**Stated task**
The lines from the top of the material below through the line containing "Chart.register(...registerables);" are to be printed exactly, with pictures omitted.

**Given information**
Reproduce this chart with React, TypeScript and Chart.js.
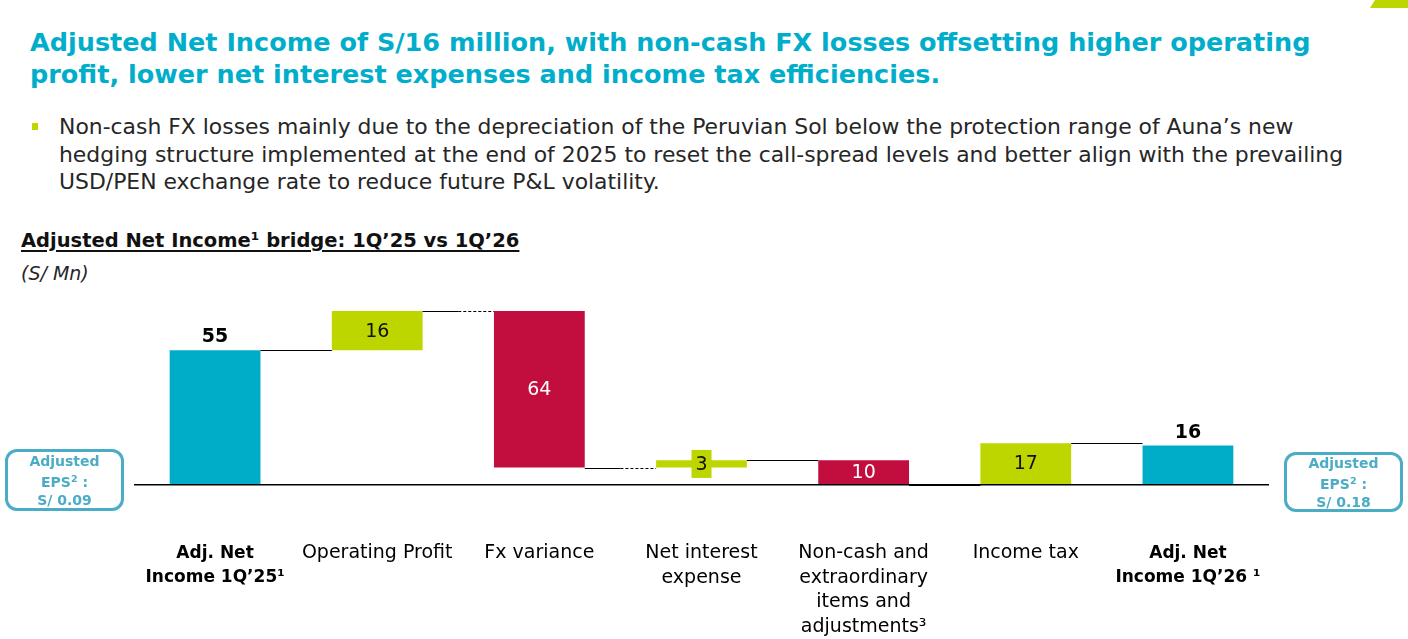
import { useEffect, useRef } from "react";
import { Chart, registerables } from "chart.js";

Chart.register(...registerables);

// ---- Bridge data (S/ Mn) ----
const categories: (string | string[])[] = [
  ["Adj. Net", "Income 1Q’25¹"],
  "Operating Profit",
  "Fx variance",
  ["Net interest", "expense"],
  ["Non-cash and", "extraordinary", "items and", "adjustments³"],
  "Income tax",
  ["Adj. Net", "Income 1Q’26 ¹"],
];
const openingValue = 55;
const bridgeChanges = [16, -64, 3, -10, 17];
const closingValue = 16;
const epsOpening = "S/ 0.09";
const epsClosing = "S/ 0.18";

const FONT = '"DejaVu Sans", sans-serif';
const TEAL = "#00ADC9";
const LIME = "#BED600";
const CRIMSON = "#C20E3E";
const EPS_BLUE = "#4BACC6";
const TITLE_BLUE = "#00AECB";
const TEXT = "#262626";

type Kind = "total" | "up" | "down";

// floating ranges for the waterfall
const ranges: [number, number][] = [];
const kinds: Kind[] = [];
const shownValues: number[] = [];
{
  ranges.push([0, openingValue]);
  kinds.push("total");
  shownValues.push(openingValue);
  let running = openingValue;
  for (const change of bridgeChanges) {
    ranges.push([running, running + change]);
    kinds.push(change >= 0 ? "up" : "down");
    shownValues.push(Math.abs(change));
    running += change;
  }
  ranges.push([0, closingValue]);
  kinds.push("total");
  shownValues.push(closingValue);
}
const kindColor = (k: Kind) => (k === "total" ? TEAL : k === "up" ? LIME : CRIMSON);

// connectors between consecutive bars + value labels
const bridgeDecor = {
  id: "bridgeDecor",
  afterDatasetsDraw(chart: any) {
    const { ctx } = chart;
    const yScale = chart.scales.y;
    const bars = chart.getDatasetMeta(0).data;
    ctx.save();
    ctx.strokeStyle = "#000";
    ctx.lineWidth = 1;
    for (let i = 0; i < bars.length - 1; i++) {
      const a = bars[i].getProps(["x", "width"], true);
      const b = bars[i + 1].getProps(["x", "width"], true);
      const py = Math.round(yScale.getPixelForValue(ranges[i][1])) + 0.5;
      const x0 = a.x + a.width / 2;
      const x1 = b.x - b.width / 2;
      const halfDashed = i === 1 || i === 2;
      const mid = halfDashed ? (x0 + x1) / 2 : x1;
      ctx.setLineDash([]);
      ctx.beginPath();
      ctx.moveTo(x0, py);
      ctx.lineTo(mid, py);
      ctx.stroke();
      if (halfDashed) {
        ctx.setLineDash([3, 2]);
        ctx.beginPath();
        ctx.moveTo(mid, py);
        ctx.lineTo(x1, py);
        ctx.stroke();
      }
    }
    ctx.setLineDash([]);

    ctx.textAlign = "center";
    bars.forEach((bar: any, i: number) => {
      const { x, y, base } = bar.getProps(["x", "y", "base"], true);
      const text = String(shownValues[i]);
      const kind = kinds[i];
      if (kind === "total") {
        ctx.font = `bold 19px ${FONT}`;
        ctx.fillStyle = "#000";
        ctx.textBaseline = "alphabetic";
        ctx.fillText(text, x, Math.min(y, base) - 8);
        return;
      }
      const mid = (y + base) / 2;
      // a thin bar gets a small tab behind its value
      if (Math.abs(base - y) < 15) {
        ctx.fillStyle = kindColor(kind);
        ctx.fillRect(x - 10, mid - 14, 20, 28);
      }
      ctx.font = `19px ${FONT}`;
      ctx.fillStyle = kind === "down" ? "#fff" : "#111";
      ctx.textBaseline = "middle";
      ctx.fillText(text, x, mid + 1);
    });
    ctx.restore();
  },
};

function BridgeChart() {
  const ref = useRef<HTMLCanvasElement>(null);
  useEffect(() => {
    if (!ref.current) return;
    const chart = new Chart(ref.current, {
      type: "bar",
      data: {
        labels: categories,
        datasets: [
          {
            data: ranges as any,
            backgroundColor: kinds.map(kindColor),
            borderWidth: 0,
            categoryPercentage: 0.56,
            barPercentage: 1,
          },
        ],
      },
      options: {
        animation: false,
        responsive: false,
        maintainAspectRatio: false,
        layout: { padding: { left: 134, right: 139, top: 289, bottom: 0 } },
        plugins: { legend: { display: false }, tooltip: { enabled: false } },
        scales: {
          x: {
            grid: { display: false, drawTicks: false },
            border: { display: false },
            ticks: {
              autoSkip: false,
              maxRotation: 0,
              padding: 0,
              color: "#000",
              font: (c: any) => {
                const strong = c.index === 0 || c.index === categories.length - 1;
                return {
                  family: FONT,
                  size: strong ? 17 : 19,
                  weight: strong ? "bold" : "normal",
                  lineHeight: "24.5px",
                };
              },
            },
          },
          y: {
            min: -23,
            max: 80,
            ticks: { display: false, stepSize: 10 },
            grid: {
              drawTicks: false,
              color: (c: any) => (c.tick && c.tick.value === 0 ? "#000" : "rgba(0,0,0,0)"),
              lineWidth: 1.5,
            },
            border: { display: false },
          },
        },
      },
      plugins: [bridgeDecor],
    });
    return () => chart.destroy();
  }, []);
  return (
    <canvas
      ref={ref}
      width={1408}
      height={639}
      style={{ position: "absolute", left: 0, top: 0, width: 1408, height: 639 }}
    />
  );
}

function EpsBox({ left, top, height, value }: { left: number; top: number; height: number; value: string }) {
  return (
    <div
      style={{
        position: "absolute",
        left,
        top,
        width: 119,
        height,
        boxSizing: "border-box",
        border: `3px solid ${EPS_BLUE}`,
        borderRadius: 12,
        color: EPS_BLUE,
        fontFamily: FONT,
        fontWeight: "bold",
        fontSize: 14,
        lineHeight: "18px",
        textAlign: "center",
        display: "flex",
        flexDirection: "column",
        justifyContent: "center",
        background: "#fff",
      }}
    >
      <div>Adjusted</div>
      <div>
        EPS<span style={{ fontSize: 9.5, verticalAlign: "5px" }}>2</span> :
      </div>
      <div>{value}</div>
    </div>
  );
}

export default function App() {
  return (
    <div
      style={{
        position: "absolute",
        left: 0,
        top: 0,
        width: 1408,
        height: 639,
        overflow: "hidden",
        background: "#fff",
        fontFamily: FONT,
      }}
    >
      <div
        style={{
          position: "absolute",
          right: 0,
          top: 0,
          width: 38,
          height: 8,
          background: LIME,
          clipPath: "polygon(5px 0, 100% 0, 100% 100%, 0 100%)",
        }}
      />
      <div
        style={{
          position: "absolute",
          left: 30,
          top: 26,
          color: TITLE_BLUE,
          fontWeight: "bold",
          fontSize: 25.5,
          lineHeight: "32px",
          whiteSpace: "nowrap",
        }}
      >
        Adjusted Net Income of S/16 million, with non-cash FX losses offsetting higher operating
        <br />
        profit, lower net interest expenses and income tax efficiencies.
      </div>
      <div style={{ position: "absolute", left: 32, top: 123, width: 6, height: 7, background: LIME }} />
      <div
        style={{
          position: "absolute",
          left: 59,
          top: 113,
          color: TEXT,
          fontSize: 21.9,
          lineHeight: "27.5px",
          whiteSpace: "nowrap",
        }}
      >
        Non-cash FX losses mainly due to the depreciation of the Peruvian Sol below the protection range of Auna’s new
        <br />
        hedging structure implemented at the end of 2025 to reset the call-spread levels and better align with the prevailing
        <br />
        USD/PEN exchange rate to reduce future P&amp;L volatility.
      </div>
      <div
        style={{
          position: "absolute",
          left: 21,
          top: 229,
          color: "#111",
          fontWeight: "bold",
          fontSize: 19.5,
          lineHeight: "24px",
          whiteSpace: "nowrap",
          textDecoration: "underline",
          textDecorationThickness: 2,
          textUnderlineOffset: 3,
        }}
      >
        Adjusted Net Income¹ bridge: 1Q’25 vs 1Q’26
      </div>
      <div
        style={{
          position: "absolute",
          left: 21,
          top: 261,
          color: TEXT,
          fontStyle: "italic",
          fontSize: 19,
          lineHeight: "24px",
        }}
      >
        (S/ Mn)
      </div>
      <BridgeChart />
      <EpsBox left={5} top={449} height={62} value={epsOpening} />
      <EpsBox left={1284} top={452} height={60} value={epsClosing} />
    </div>
  );
}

**Task response**
Reproduce this chart with React, TypeScript and Chart.js.
import { useEffect, useRef } from "react";
import { Chart, registerables } from "chart.js";

Chart.register(...registerables);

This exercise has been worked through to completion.